Order Gelidiales
Family Gelidiaceae
Gelidium micropterum Kutzing 1868: 21, pl.59, figs c-g
Plants brownish-red, rather soft and fleshy, seldom more than 5 cm tall and often shorter; terete stoloniferous basal system bearing flattened erect axes up to 1.2 mm wide and about 150 µm thick, without midrib; Axes two (-three) times pinnately branched, ultimate and penultimate branchlets short, arising at short intervals. Small cortical cells grading into larger medullary cells, rhizines restricted to central medulla. Reproductive structure in ultimate or penultimate branchlets that tend to be roundish or ellipsoidal in outline; bisporangia in sori, transversely divided, about 40 µm long and 30 µm wide.
Collections ecology and regional distribution
Found in the lower eulittoral, rock pools and shallow sublittoral, often on shells of limpets or barnacles. Large plants are uncommon. A prostrate form of this species is common in the “gardens” of the limpet Scutellastra cochlear. Recorded from Buffel River on the northern west coast to central Kwazulu-Natal (3-51) (Tronchin, 2003).
World distribution: Probably restricted to South Africa: Stegenga et al. (1997) question the West African and Namibian records.

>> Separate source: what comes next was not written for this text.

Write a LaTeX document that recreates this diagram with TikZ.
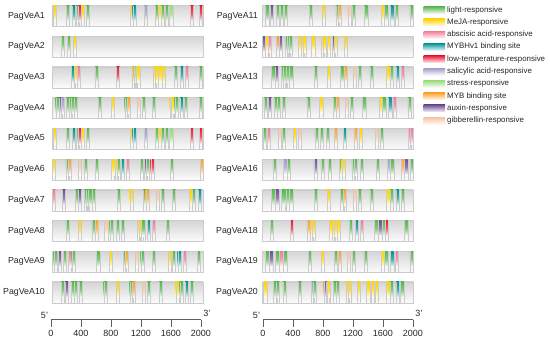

Type locality: “Cape of Good Hope” (Silva et al. 1996).
Note: We follow Stegenga et al. (1997) in including the morphological form found in the “gardens” of the limpet Scutellastra cochlear (formerly Patella cochlear). These plants are small, mostly prostrate, with compressed, sometimes “pinnately-lobed prostrate axes and short single or branched erect axes up to ca. 1 cm high”. As in “normal” G. micropterum, sporangial plants bear bisporangia.
G. micropterum, lower eulittoral zone, Saldanha Bay.

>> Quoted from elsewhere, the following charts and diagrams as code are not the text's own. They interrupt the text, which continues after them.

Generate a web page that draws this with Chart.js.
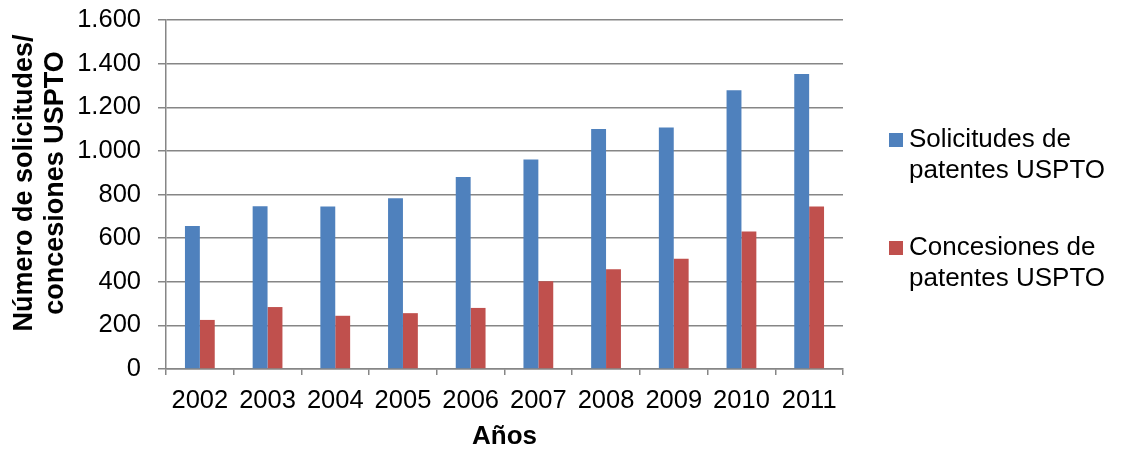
<!DOCTYPE html>
<html>
<head>
<meta charset="utf-8">
<script src="https://cdn.jsdelivr.net/npm/chart.js@4"></script>
<style>
  html, body { margin: 0; padding: 0; background: #fff; }
  #wrap { width: 1121px; height: 452px; }
</style>
</head>
<body>
<div id="wrap"><canvas id="chart" width="1121" height="452"></canvas></div>
<script>
const years = ['2002', '2003', '2004', '2005', '2006', '2007', '2008', '2009', '2010', '2011'];
const solicitudes = [656, 746, 745, 783, 880, 961, 1100, 1107, 1278, 1352];
const concesiones = [225, 284, 244, 256, 280, 402, 457, 506, 630, 745];
const seriesNames = [['Solicitudes de', 'patentes USPTO'], ['Concesiones de', 'patentes USPTO']];
const seriesColors = ['#4F81BD', '#C0504D'];
const yTitle = ['Número de solicitudes/', 'concesiones USPTO'];

const FONT = '"Liberation Sans", Arial, sans-serif';
const GRID = '#868686';

// legend and y title drawn by hand so they wrap and sit like the original
const sideText = {
    id: 'sideText',
    afterDraw(chart){
        const ctx = chart.ctx;
        const tops = [133, 241];
        ctx.save();
        ctx.font = '26px ' + FONT;
        ctx.textBaseline = 'middle';
        ctx.textAlign = 'left';
        tops.forEach((top, i) => {
            ctx.fillStyle = seriesColors[i];
            ctx.fillRect(889, top, 14, 14);
            ctx.fillStyle = '#000';
            seriesNames[i].forEach((line, j) => {
                ctx.fillText(line, 909, top + 7 + j * 31);
            });
        });
        ctx.restore();

        ctx.save();
        ctx.translate(0, 183);
        ctx.rotate(-Math.PI / 2);
        ctx.font = 'bold 27px ' + FONT;
        ctx.textAlign = 'center';
        ctx.textBaseline = 'middle';
        ctx.fillStyle = '#000';
        ctx.fillText(yTitle[0], 0, 25);
        ctx.fillText(yTitle[1], 0, 56);
        ctx.restore();
    }
};

new Chart(document.getElementById('chart'), {
    type: 'bar',
    data: {
        labels: years,
        datasets: [{
            label: seriesNames[0].join(' '),
            data: solicitudes,
            backgroundColor: seriesColors[0],
            categoryPercentage: 0.44,
            barPercentage: 1
        }, {
            label: seriesNames[1].join(' '),
            data: concesiones,
            backgroundColor: seriesColors[1],
            categoryPercentage: 0.44,
            barPercentage: 1
        }]
    },
    options: {
        responsive: false,
        animation: false,
        layout: {
            autoPadding: false,
            padding: { left: 0, right: 278, top: 20, bottom: 0 }
        },
        scales: {
            x: {
                afterFit: (scale) => {
                    scale.height = 83;
                    scale.paddingLeft = 0;
                    scale.paddingRight = 0;
                },
                border: { color: GRID, width: 1.5 },
                grid: {
                    offset: true,
                    drawOnChartArea: false,
                    drawTicks: true,
                    tickLength: 6,
                    color: GRID,
                    lineWidth: 1.5
                },
                ticks: {
                    color: '#000',
                    padding: 11,
                    maxRotation: 0,
                    font: { family: FONT, size: 25.5 }
                },
                title: {
                    display: true,
                    text: 'Años',
                    color: '#000',
                    padding: { top: 3, bottom: 0 },
                    font: { family: FONT, size: 26, weight: 'bold' }
                }
            },
            y: {
                min: 0,
                max: 1600,
                afterFit: (scale) => {
                    scale.width = 166;
                    scale.paddingTop = 0;
                    scale.paddingBottom = 0;
                },
                border: { color: GRID, width: 1.5 },
                grid: {
                    color: GRID,
                    lineWidth: 1.5,
                    tickLength: 8
                },
                ticks: {
                    stepSize: 200,
                    color: '#000',
                    padding: 17,
                    font: { family: FONT, size: 25.5 },
                    callback: (v) => v.toLocaleString('de-DE')
                }
            }
        },
        plugins: {
            legend: { display: false },
            tooltip: { enabled: false }
        }
    },
    plugins: [sideText]
});
</script>
</body>
</html>
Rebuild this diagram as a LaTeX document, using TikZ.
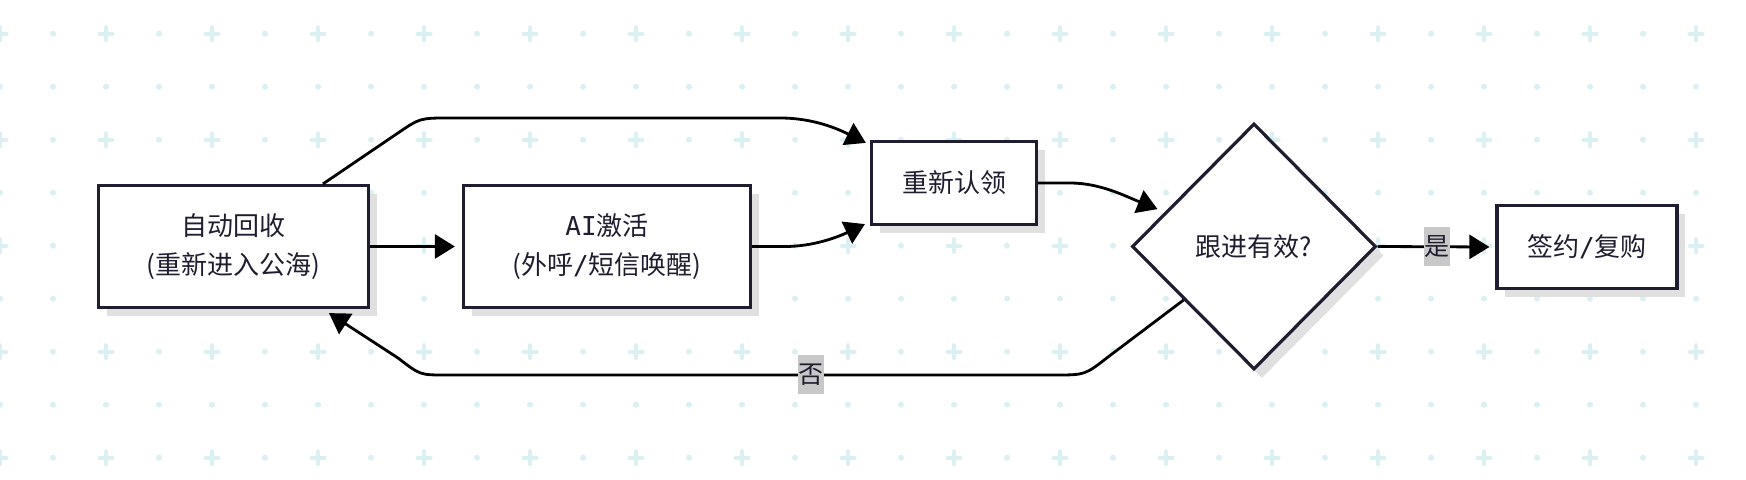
\documentclass[tikz,border=0pt]{standalone}
\usepackage{fontspec}
\setmainfont{Noto Sans CJK SC}
\newfontfamily\mymonofont{DejaVu Sans Mono}
\newcommand\mm[1]{{\mymonofont #1}}
\usetikzlibrary{arrows.meta,shapes.geometric,shadows,calc}
\definecolor{gridc}{RGB}{218,240,243}
\definecolor{ink}{RGB}{30,30,48}
\definecolor{lblbg}{RGB}{200,200,200}
\definecolor{shadowc}{RGB}{224,224,224}
\begin{document}
\begin{tikzpicture}[x=0.5pt,y=-0.5pt,
  box/.style={draw=ink, line width=1.6pt, fill=white, text=ink, align=center, inner sep=0pt,
    font=\fontsize{13pt}{19.5pt}\selectfont,
    general shadow={fill=shadowc, shadow xshift=4pt, shadow yshift=-4.5pt}},
  dia/.style={box, shape=diamond, aspect=1},
  arr/.style={-{Triangle[length=10pt,width=12pt]}, line width=1.4pt, black},
  lbl/.style={fill=lblbg, text=ink, inner sep=0pt, minimum width=13pt, minimum height=19.5pt,
    font=\fontsize{12.5pt}{14pt}\selectfont},
  crossmark/.style={gridc, line width=2pt, line cap=round},
]
\useasboundingbox (0,0) rectangle (1746,480);
\fill[white] (0,0) rectangle (1746,480);
% background pattern
\foreach \k in {0,...,8}{
  \foreach \j in {0,...,33}{
    \pgfmathsetmacro\yy{33.7+53*\k}
    \pgfmathsetmacro\xx{53*\j}
    \pgfmathtruncatemacro\parity{mod(\k,2)+mod(\j,2)}
    \ifnum\parity=0
      \draw[crossmark] (\xx-6.5,\yy) -- (\xx+6.5,\yy) (\xx,\yy-6.5) -- (\xx,\yy+6.5);
    \else
      \fill[gridc] (\xx,\yy) circle[radius=1.5pt];
    \fi
  }
}
% nodes
\node[box, minimum width=135pt, minimum height=61pt] (b1) at (233.5,246.5) {自动回收\\(重新进入公海)};
\node[box, minimum width=143.5pt, minimum height=61pt] (b2) at (607,246.5) {\mm{AI}激活\\(外呼\mm{/}短信唤醒)};
\node[box, minimum width=82.5pt, minimum height=41.5pt] (b3) at (954,183) {重新认领};
\node[dia, minimum width=122pt, minimum height=123pt] (d) at (1254,246.5) {跟进有效?};
\node[box, minimum width=90pt, minimum height=41.5pt] (b5) at (1587,247) {签约\mm{/}复购};
% connectors
\draw[arr] (b1.east) -- ([xshift=-3.5pt]b2.west);
\draw[arr] ([xshift=44.75pt]b1.north) -- (398,133) .. controls (420,118) .. (450,118) -- (780,118)
  .. controls (815,118) and (840,130) .. ([xshift=-2pt,yshift=-1.5pt]b3.north west);
\draw[arr] (b2.east) -- (785,246.5) .. controls (815,246.5) and (840,236) .. ([xshift=-2.5pt,yshift=1pt]b3.south west);
\draw[arr] (b3.east) -- (1070,183) .. controls (1100,183) and (1125,196) .. ($(d.west)!0.3!(d.north)+(-5pt,0pt)$);
\draw[arr] (d.east) -- node[lbl, pos=0.53]{是} ([xshift=-3pt]b5.west);
\draw[arr] ($(d.west)!0.43!(d.south)$) -- (1108,357) .. controls (1085,375) .. (1055,375)
  -- node[lbl, pos=0.4]{否} (445,375) .. controls (420,375) .. (398,358)
  -- ([xshift=47.75pt,yshift=-2pt]b1.south);
\end{tikzpicture}
\end{document}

G. micropterum, detail of frond shape and branching
G. micropterum, thallus apex. Reproduced from Stegenga et al. (1997).

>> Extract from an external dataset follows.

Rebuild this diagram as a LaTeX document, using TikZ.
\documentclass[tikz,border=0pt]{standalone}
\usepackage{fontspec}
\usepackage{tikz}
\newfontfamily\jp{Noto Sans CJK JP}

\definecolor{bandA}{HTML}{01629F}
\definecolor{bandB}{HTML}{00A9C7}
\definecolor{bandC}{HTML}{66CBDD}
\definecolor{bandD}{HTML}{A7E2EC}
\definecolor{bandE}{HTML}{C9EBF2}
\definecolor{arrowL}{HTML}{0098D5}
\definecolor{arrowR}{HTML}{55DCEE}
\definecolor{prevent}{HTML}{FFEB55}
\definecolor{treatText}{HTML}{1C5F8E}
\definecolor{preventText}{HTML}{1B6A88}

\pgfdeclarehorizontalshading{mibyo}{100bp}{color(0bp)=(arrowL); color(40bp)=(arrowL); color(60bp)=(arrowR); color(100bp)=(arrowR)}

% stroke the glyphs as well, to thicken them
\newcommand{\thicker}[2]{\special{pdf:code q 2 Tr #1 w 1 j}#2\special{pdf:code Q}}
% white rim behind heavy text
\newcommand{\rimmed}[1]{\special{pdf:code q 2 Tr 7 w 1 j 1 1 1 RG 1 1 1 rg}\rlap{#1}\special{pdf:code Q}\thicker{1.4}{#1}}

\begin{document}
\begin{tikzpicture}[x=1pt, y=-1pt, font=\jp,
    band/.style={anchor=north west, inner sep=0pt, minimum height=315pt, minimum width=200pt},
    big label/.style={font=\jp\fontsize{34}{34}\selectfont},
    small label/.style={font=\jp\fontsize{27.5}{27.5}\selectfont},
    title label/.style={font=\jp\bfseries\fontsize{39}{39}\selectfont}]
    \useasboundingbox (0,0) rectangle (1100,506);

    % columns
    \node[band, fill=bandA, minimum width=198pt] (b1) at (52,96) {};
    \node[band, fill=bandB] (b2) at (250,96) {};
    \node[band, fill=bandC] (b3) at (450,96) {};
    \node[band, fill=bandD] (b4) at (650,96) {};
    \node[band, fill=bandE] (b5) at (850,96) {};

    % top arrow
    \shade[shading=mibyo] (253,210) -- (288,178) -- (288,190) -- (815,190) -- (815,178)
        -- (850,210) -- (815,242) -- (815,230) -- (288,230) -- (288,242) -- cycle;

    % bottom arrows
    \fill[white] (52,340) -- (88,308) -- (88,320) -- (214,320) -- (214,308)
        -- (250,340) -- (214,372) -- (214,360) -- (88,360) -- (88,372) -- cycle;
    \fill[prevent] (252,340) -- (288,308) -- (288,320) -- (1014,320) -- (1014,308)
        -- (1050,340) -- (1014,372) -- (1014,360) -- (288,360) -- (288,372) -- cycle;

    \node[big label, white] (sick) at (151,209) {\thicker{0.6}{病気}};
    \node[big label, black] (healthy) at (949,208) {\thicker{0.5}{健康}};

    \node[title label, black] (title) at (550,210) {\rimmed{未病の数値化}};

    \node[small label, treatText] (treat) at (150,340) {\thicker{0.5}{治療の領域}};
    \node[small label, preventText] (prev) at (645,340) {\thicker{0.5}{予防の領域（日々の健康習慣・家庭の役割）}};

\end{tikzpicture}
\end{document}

References Gelidium micropterum
Kutzing, F.T. 1868. Tabulae phycologicae, 18. Nordhausen, 25 pp., 100pl.
Silva, P.C., Basson, P.W. & Moe, R.L. 1996. Catalogue of the benthic marine algae of the Indian Ocean. University of California Publications in Botany 79: 1-1259.
Stegenga, H., Bolton, J.J. and R. J. Anderson. 1997. Seaweeds of the South African west coast. Contributions from the Bolus Herbarium 18: 655 pp.
Tronchin, E.M. 2003. The systematics, biology and distribution of the Gelidiaceae (Rhodophyta) of South Africa and related taxa. Ph D thesis, Department of Botany, University of Cape Town, 214 + xv pp.
Cite this record as:
Anderson RJ, Stegenga H, Bolton JJ. 2016. Seaweeds of the South African South Coast.